Min Kyung Kim and Jonathan Harris, Arbitration versus Insolvency: Balancing Party Autonomy and Public Policy, 129-155

This article examines the tension between arbitration and insolvency in common law jurisdictions. Focusing on the divergence created by the English decision in Salford Estates and the Privy Council decision in Sian Participation Corp v Halimeda International Ltd, it critically assesses their approaches to disputes over a creditor’s standing to present a winding-up petition. Through comparative analysis, including consideration of the judgment of the courts of Singapore in AnAn Group PTE Ltd v VTB Bank, it argues that a correct understanding of the test in the Hong Kong judgment Re Southwest Pacific Bauxite (HK) Ltd, commonly known as Lasmos, provides a more principled framework, balancing party autonomy and insolvency principles.

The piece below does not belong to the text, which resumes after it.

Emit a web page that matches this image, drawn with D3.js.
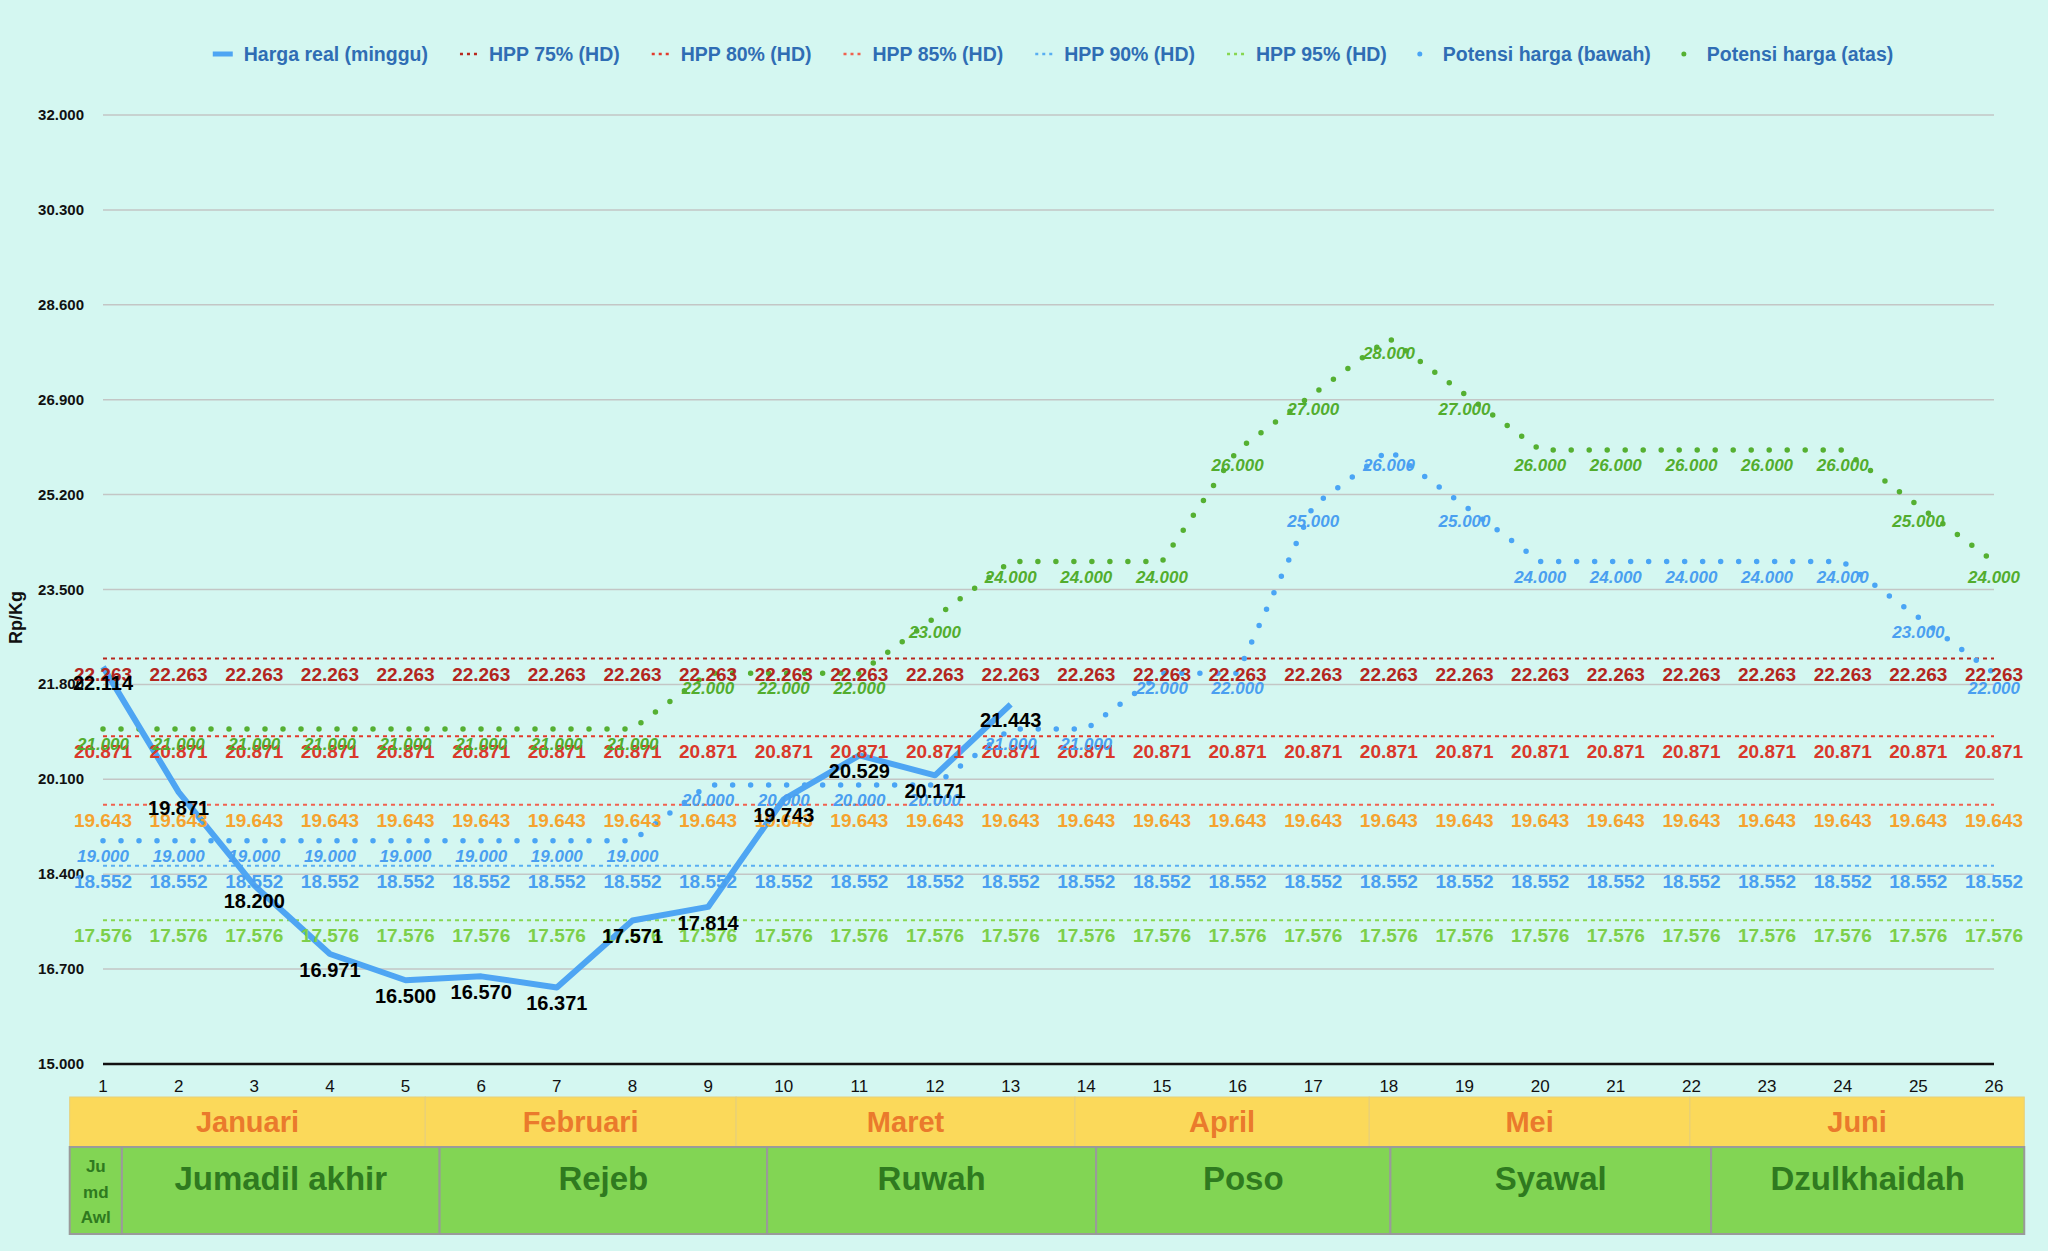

Sarah Paterson, A Qualified Defence of the Rule in Gibbs, 221-244

This article concerns the ‘rule in Gibbs’: a controversial principle of English private international law which provides that a debt is only discharged in a foreign insolvency proceeding if the contract is governed by the law of that proceeding. Critics of the rule consider that it undermines the foundation of corporate insolvency as a unitary process in which individual collection efforts are replaced by a collective proceeding for all creditors. This article offers a qualified defence of the rule. It suggests that it could be abandoned in ‘true’ insolvency cases, in which the company’s assets are sold to a third party and the proceeds distributed to its creditors, but only if the rule is replaced with a cross-border insolvency law framework. It also suggests, however, that Gibbs is the ‘right’ rule in a cross-border corporate restructuring, in which only some of the company’s creditors stay with the firm to benefit from any future upside that the third party would otherwise capture in a sale. It argues that European Union private international law adopts this approach to a restructuring and that the Gibbs rule is, therefore, not nearly as exceptional as it is sometimes made out to be.